Keepin’ It Real

July 20, 2007

Sen. Ken Salazar (CO) votes against John Doe protection in reporting potential terrorist activities

Filed under: Ken Salazar,War on Terror — mary @ 5:22 pm

Colorado Senator Ken Salazar today voted along with his democratic colleagues to block a provision which would have provided protection from lawsuit for those who report potential terrorists. See how they voted here.

Salazar voted to block the King amendment to the 9/11 security bill. The King amendment would have limited immunity to citizens who report to law enforcement what they believe to be terrorist activities from being sued by those who they report. It was proposed in response to an incident last November when six imams of Middle Eastern origin were removed from a US Airways flight after passengers reported suspicious activities by these men. The imams, in turn, have filed suit against the passengers who reported their activities to the flight crew:

Their lawsuit charges that the imams were victims of an “intentional” and “malicious” . . . “conspiracy to discriminate” and seeks compensatory and punitive damages from the airline and “John Doe” passengers – including an elderly couple who, according to legal papers, “purposely turned around to watch them” in the boarding area and then “made a cellular phone call.”

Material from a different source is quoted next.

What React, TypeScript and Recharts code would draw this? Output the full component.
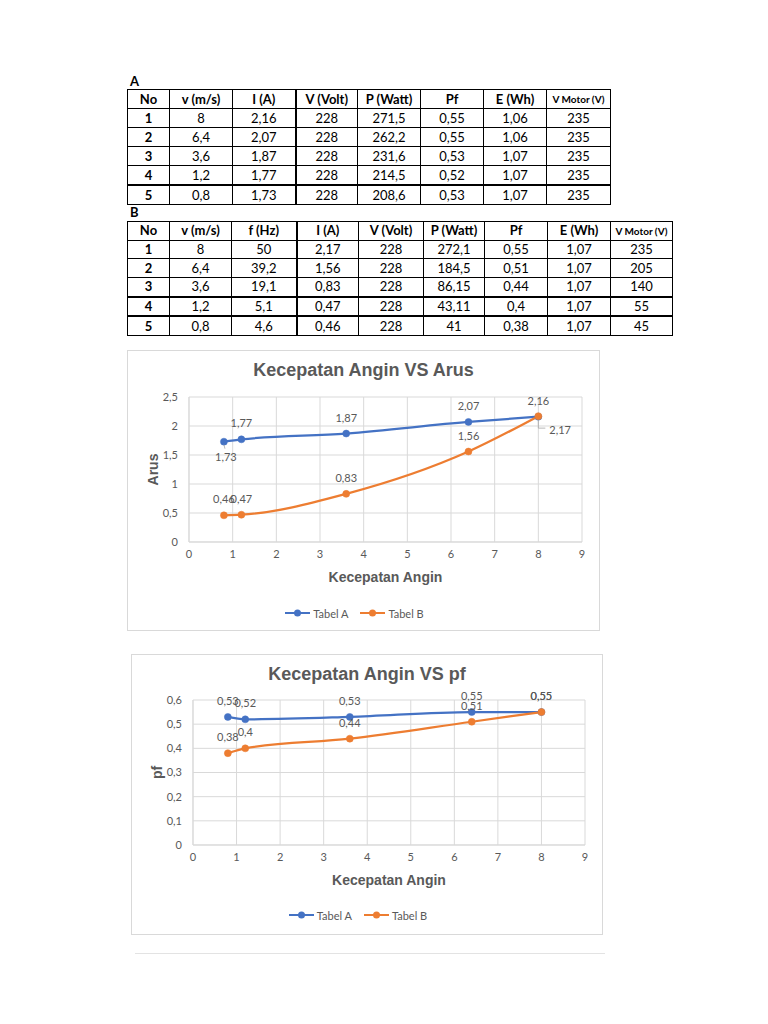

Without this legislation, ordinary citizens who report suspcious activities (this means you and me) will continue to be subject to lawsuits for doing what we have all been told to do in the wake of the 9-11 terrorist attacks – don’t sit passively by, but report what seems to us not right. We have been told that citizen tips are the first line of defense in the war against terrorism. Senator Salazar and his democratic colleagues obviously don’t believe that, since they don’t feel the need to protect us from lawsuits like that instituted by the “flying imams”, which intimidate ordinary citizens from making reports.

This is really an unacceptable position for our junior Senator to take, but he is now just part of the democratic voting block, not the maverick moderate he portayed himself as in the 2004 election.